From what I could see, here in Port-au-Prince, Cedras hadn’t connected with the reality of his disenchanted forces. Like Saddam Hussein, he seemed incapable of grasping that they had no fire in their bellies and wouldn’t fight to save his gang. Cedras had taken to giving Churchillian We-will-fight-them-on-the-beaches speeches on the radio that didn’t play well to the few soldiers left in the nearly empty barracks. Surely he couldn’t believe that the supernatural signs – the aircraft that kamikazied on the White House’s South Lawn, the U.S. coastal patrol boat that ran aground in Port-au-Prince Bay, the big black moth that landed on a rug in the Presidential Palace before a fiery speech by Emile Jonassaint, the junta’s puppet president – offered proof that a U.S. invasion would fail.
Yet someone in charge must’ve put his faith in black magic, because there seemed to be no preparation for a U.S. assault. I scouted all the key installations – airfields, ports, TV/radio stations, military headquarters and camps – and there were no sandbags, no bunkers, no trenches or barbed wire, and no weapons laid and zeroed in. The hastily formed militia was turning in their World War II weapons and heading home. The city was quiet, as if waiting for a party. I had the same gut feeling I had just prior to the gulf war’s ground attack: “These cats aren’t going to fight; they’re runners.” I reckoned this show wouldn’t last Desert Storm’s 100 hours. It would be over by the time our paratroopers climbed out of their chutes and our Marines knocked the mud from their boots.
So why was the Pentagon coming in with overwhelming firepower – using a sledgehammer when a tap with a ball peen would do the job? The invasion plan was the result of military lessons extracted since Vietnam: overkill has become the standard drill. Grenada (October 1983) was a circus comedy from beginning to fumbling end. Everything went wrong. Navy SEALs drowned, Green Berets performed like recruits, U.S. Navy aircraft fired on troopers from the 82d Airborne Division. U.S. Army Rangers received new orders along the way, causing them to “chute up” while they were airborne – which is like changing into a tuxedo while you’re riding a bucking bronco.
By the time Panama came along (December 1989), the Pentagon had shaken off its Vietnam hangover – and learned from the Grenada fiasco. The services worked well together and kept U.S. casualties low (23 killed, 324 wounded). During the gulf war, U.S. forces hit hard and fast, mopping up in a record four days. Desert Storm proved that the U.S. military is the world’s finest, and has only honed its tricks since then. In Haiti, the plan called for stealth, the discriminating use of firepower – and staying away from the costly city fighting that made Somalia such a nightmare.

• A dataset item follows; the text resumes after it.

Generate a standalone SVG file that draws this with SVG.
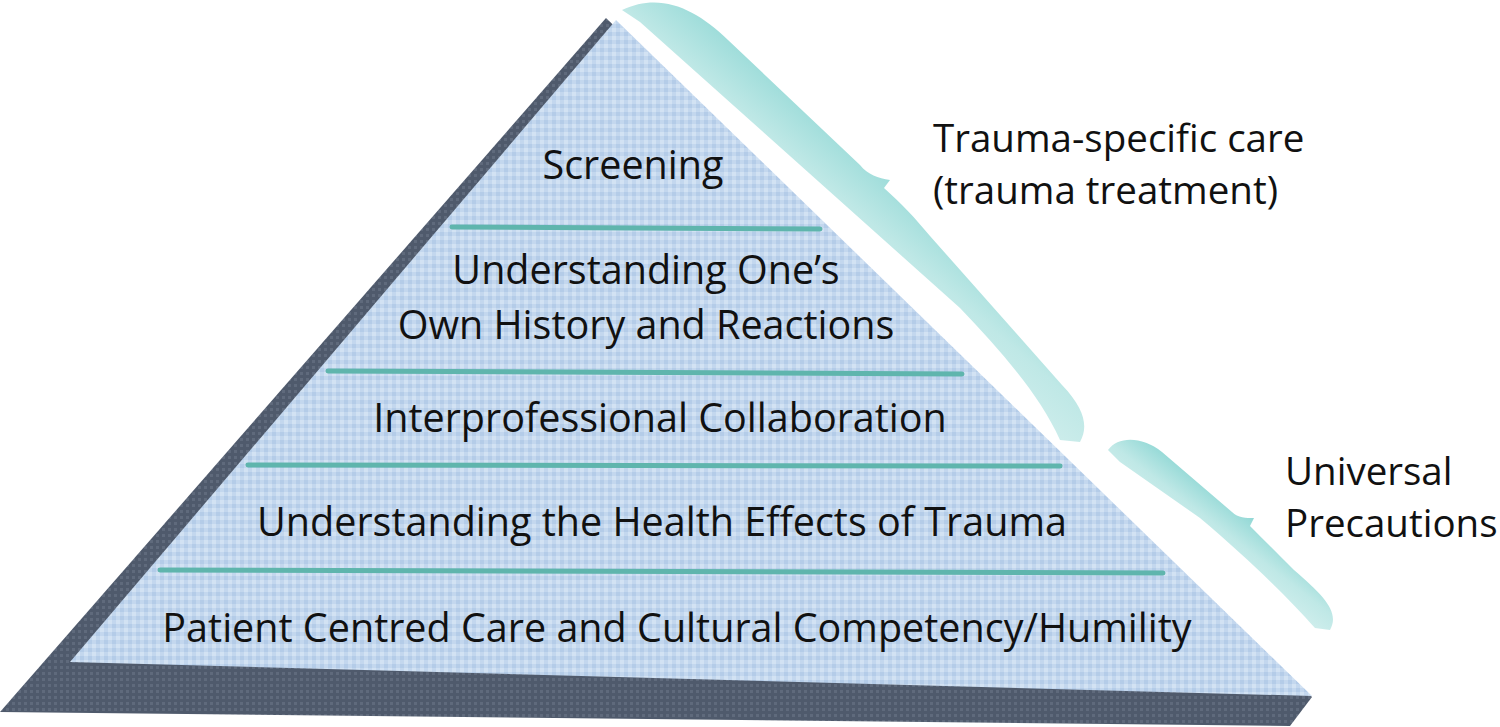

Still, you always have to expect some casualties. You can’t drop 20,000 well-armed teenagers anywhere – a potential hostile land or on a maneuver at Fort Bragg, N.C. – without parachutes failing to properly deploy, airplanes crashing and heavy equipment running over someone in the dark. That horrible scourge of warfare also looms: friendlies shooting friendlies. Accidents come with the dangerous game of soldiering, regardless of how well trained the troops are and how many safety lectures they’ve heard. Even if the majority of the Haitian military gave up easily, a few diehards would undoubtedly take potshots. Some, having shed their uniforms, would be indistinguishable from ordinary civilians and that much more difficult to target. But one thing that will help U.S. troops when they’re patrolling Port-au-Prince is that most Haitians despise their own military. “I hope you fix their ass good,” a young man on the street yelled to me. No problem.